NEW YORK (GenomeWeb) – Regeneron Pharmaceuticals said today that it has formed a pre-competitive consortium with AbbVie, Alnylam Pharmaceuticals, AstraZeneca, Biogen, and Pfizer to sequence the exomes of all 500,000 participants in the UK Biobank.
"All of us involved have a shared belief in the power of genetics to facilitate and guide drug discovery and development," said Aris Baras, vice president and head of the Regeneron Genetics Center (RGC), a wholly-owned subsidiary of Regeneron.
Under the agreement, AbbVie, Alnylam, AstraZeneca, Biogen, and Pfizer will each contribute $10 million to the project. Regeneron will provide an undisclosed amount of its own funding, and the RGC will conduct the sequencing for the project. Additional companies are currently considering joining the consortium.
The goal is to sequence the exomes of all 500,000 biobank participants by the end of 2019, and to make all sequence data available to other researchers, in accordance with UK Biobank's access policies, by the end of 2020. Consortium members will have exclusive access to the data for a limited period of time — between six and 12 months — and plan to publish their research findings in peer-reviewed journals or on open-source sites.
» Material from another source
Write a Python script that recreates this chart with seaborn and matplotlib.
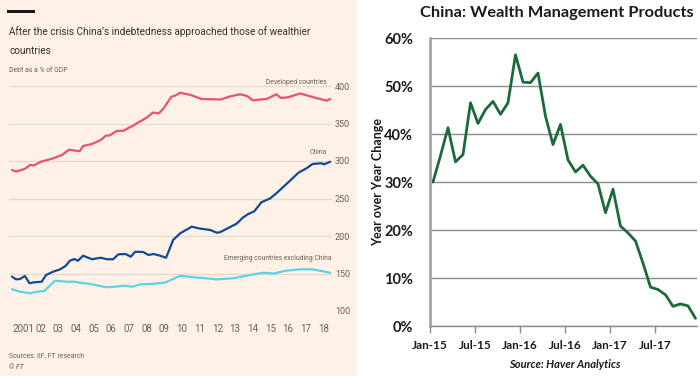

The new consortium builds on an earlier initiative between Regeneron, the UK Biobank, and GlaxoSmithKline, announced last March, to sequence all 500,000 UK Biobank participants. At the time, Regeneron and GSK committed to funding the first 50,000 exomes, which they planned to complete by the end of 2017, followed by a nine-month exclusivity period. The original expectation was that sequencing the entire biobank would take three to five years.
Baras said this timeline has now been significantly shortened, and sequencing the entire set will be completed by the end of next year. "That is a pretty major upgrade," he said, and will ensure that other researchers will have access to the data much earlier than originally planned.
GSK is not involved in the new initiative, though. "We have enjoyed working with GlaxoSmithKline on the first phase and welcome their participation in this consortium, but they are not involved, at least at the moment, in this new project," Baras said.
The 50,000 exomes sequenced under the initial project will be completed later this month, he added, and the data will become available to other researchers later this year.
Last year, the UK Biobank had estimated that sequencing the exomes of all 500,000 participants would cost on the order of $150 million, or about $300 per exome. Baras said that sufficient funding is available to complete the entire project, pointing out that the cost of exome sequencing differs between centers, and that the RGC has "tremendous efficiencies" and "can provide very high quality at a good price."
The RGC currently uses Illumina NovaSeq instruments, as well as some legacy HiSeq sequencers, for its exome sequencing pipeline and said late last year that it is in the process of increasing its capacity to 400,000 to 500,000 exomes per year.
For now, the plan is to continue sequencing exomes, not genomes, of the remaining biobank participants, although others might plan to sequence the full genomes of the UK Biobank cohort further down the line.
All samples have already been genotyped, and additional variants have been imputed, so genome-wide data is already available. "The big missing piece was full sequences of coding regions," Baras said. "Above and beyond that, at least in our opinion and many others' opinions, the incremental value of whole-genome sequencing is really not worth the time and cost. At some future stage, it will make sense."
The exome data will be released in batches several times per year, he said, first to consortium members and later to the UK Biobank and researchers who have access to it.
The biobank — which is funded by the UK's Medical Research Council, the Wellcome Trust the Department of Health, the Welsh and Scottish governments, the British Heart Foundation, Cancer Research UK, and Diabetes UK — has health-related data available for all its participants, including de-identified medical records and imaging data, as well as blood and other biological samples. That, the researchers hope, will allow them to link genetic variation with biology and disease. "We think this is a tremendous resource," Baras said.